### Challenge
Return each line of the records holding the string "this".

### Dataset
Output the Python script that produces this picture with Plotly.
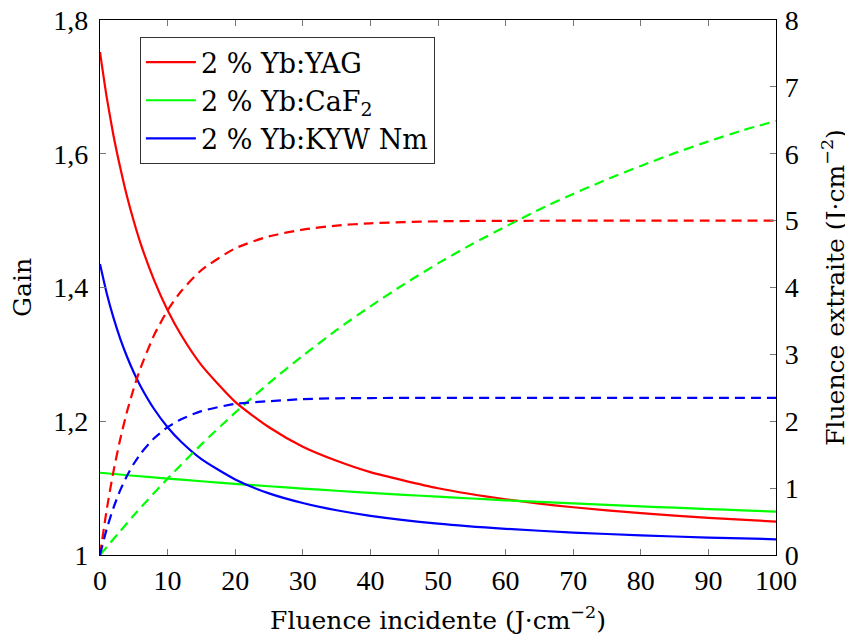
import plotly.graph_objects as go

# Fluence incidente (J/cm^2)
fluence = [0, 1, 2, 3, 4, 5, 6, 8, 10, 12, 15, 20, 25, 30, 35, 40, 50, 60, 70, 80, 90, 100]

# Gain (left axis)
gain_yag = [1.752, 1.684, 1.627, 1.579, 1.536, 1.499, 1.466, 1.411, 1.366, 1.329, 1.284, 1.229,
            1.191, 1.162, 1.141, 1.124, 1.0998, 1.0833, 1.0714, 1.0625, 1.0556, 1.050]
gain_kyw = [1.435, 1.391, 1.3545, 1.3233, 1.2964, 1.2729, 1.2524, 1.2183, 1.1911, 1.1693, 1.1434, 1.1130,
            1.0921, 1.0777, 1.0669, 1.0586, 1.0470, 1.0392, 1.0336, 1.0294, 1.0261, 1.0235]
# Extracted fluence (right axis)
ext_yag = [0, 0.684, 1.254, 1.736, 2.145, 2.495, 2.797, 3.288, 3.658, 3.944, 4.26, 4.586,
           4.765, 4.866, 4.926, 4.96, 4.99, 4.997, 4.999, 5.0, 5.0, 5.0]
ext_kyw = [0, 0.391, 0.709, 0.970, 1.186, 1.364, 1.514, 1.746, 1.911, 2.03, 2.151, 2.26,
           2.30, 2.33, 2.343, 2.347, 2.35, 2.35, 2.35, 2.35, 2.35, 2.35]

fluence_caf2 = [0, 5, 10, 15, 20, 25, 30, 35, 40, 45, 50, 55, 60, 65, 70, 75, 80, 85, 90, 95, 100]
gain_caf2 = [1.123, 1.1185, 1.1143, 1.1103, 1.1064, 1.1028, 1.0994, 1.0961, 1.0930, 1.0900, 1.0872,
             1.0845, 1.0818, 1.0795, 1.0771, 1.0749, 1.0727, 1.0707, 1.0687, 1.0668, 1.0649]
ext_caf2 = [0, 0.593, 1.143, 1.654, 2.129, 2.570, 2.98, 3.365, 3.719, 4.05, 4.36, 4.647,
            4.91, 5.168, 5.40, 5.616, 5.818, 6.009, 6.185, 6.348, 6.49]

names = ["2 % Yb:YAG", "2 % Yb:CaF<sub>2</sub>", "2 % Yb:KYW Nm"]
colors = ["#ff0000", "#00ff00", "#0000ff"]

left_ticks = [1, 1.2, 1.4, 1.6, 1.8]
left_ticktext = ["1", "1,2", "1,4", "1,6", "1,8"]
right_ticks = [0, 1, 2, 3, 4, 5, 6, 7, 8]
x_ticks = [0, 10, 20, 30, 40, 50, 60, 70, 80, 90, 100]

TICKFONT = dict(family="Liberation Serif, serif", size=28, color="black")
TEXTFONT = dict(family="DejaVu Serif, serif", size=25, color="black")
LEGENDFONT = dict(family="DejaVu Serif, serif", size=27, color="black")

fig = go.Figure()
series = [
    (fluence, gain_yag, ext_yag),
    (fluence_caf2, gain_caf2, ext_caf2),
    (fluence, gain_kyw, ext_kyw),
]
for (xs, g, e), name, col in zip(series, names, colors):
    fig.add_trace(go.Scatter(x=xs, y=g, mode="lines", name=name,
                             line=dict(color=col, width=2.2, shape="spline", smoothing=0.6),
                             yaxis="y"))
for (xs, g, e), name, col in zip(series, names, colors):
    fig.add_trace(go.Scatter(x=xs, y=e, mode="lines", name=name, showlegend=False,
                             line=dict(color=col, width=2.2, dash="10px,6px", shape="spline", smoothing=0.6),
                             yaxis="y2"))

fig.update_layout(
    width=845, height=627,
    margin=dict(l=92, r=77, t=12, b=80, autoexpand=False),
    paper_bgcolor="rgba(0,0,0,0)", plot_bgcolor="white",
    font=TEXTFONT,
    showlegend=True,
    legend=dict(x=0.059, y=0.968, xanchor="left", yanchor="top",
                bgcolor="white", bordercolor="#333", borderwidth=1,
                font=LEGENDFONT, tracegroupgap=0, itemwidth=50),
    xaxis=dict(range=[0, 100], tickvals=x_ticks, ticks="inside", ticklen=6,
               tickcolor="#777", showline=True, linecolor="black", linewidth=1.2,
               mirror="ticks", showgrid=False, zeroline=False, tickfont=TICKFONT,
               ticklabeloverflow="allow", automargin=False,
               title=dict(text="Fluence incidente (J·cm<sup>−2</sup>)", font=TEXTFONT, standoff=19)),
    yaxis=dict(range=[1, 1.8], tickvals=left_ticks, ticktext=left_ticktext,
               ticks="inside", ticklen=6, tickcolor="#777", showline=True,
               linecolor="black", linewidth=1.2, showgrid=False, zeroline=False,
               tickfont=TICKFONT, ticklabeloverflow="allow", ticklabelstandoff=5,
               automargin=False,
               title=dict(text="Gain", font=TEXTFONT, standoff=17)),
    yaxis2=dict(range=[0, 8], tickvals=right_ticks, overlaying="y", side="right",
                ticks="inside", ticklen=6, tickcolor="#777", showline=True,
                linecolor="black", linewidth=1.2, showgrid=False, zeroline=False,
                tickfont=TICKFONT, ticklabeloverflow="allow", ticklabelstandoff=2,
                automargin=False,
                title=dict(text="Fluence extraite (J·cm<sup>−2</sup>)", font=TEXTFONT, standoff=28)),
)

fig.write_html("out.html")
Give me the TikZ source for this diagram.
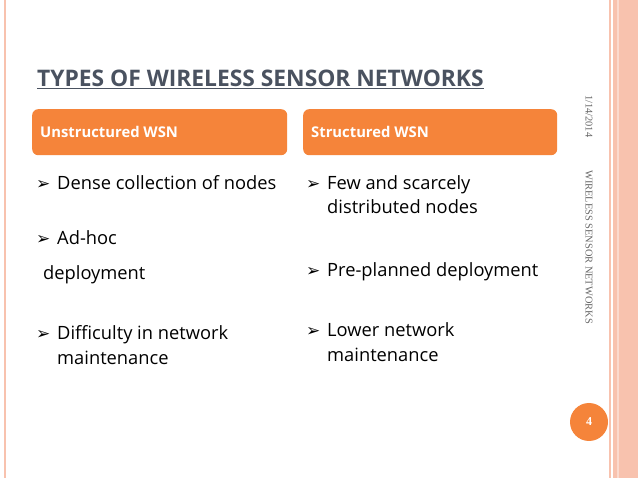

### Task output
Output the Python script that produces this picture with Plotly.
Give me the TikZ source for this diagram.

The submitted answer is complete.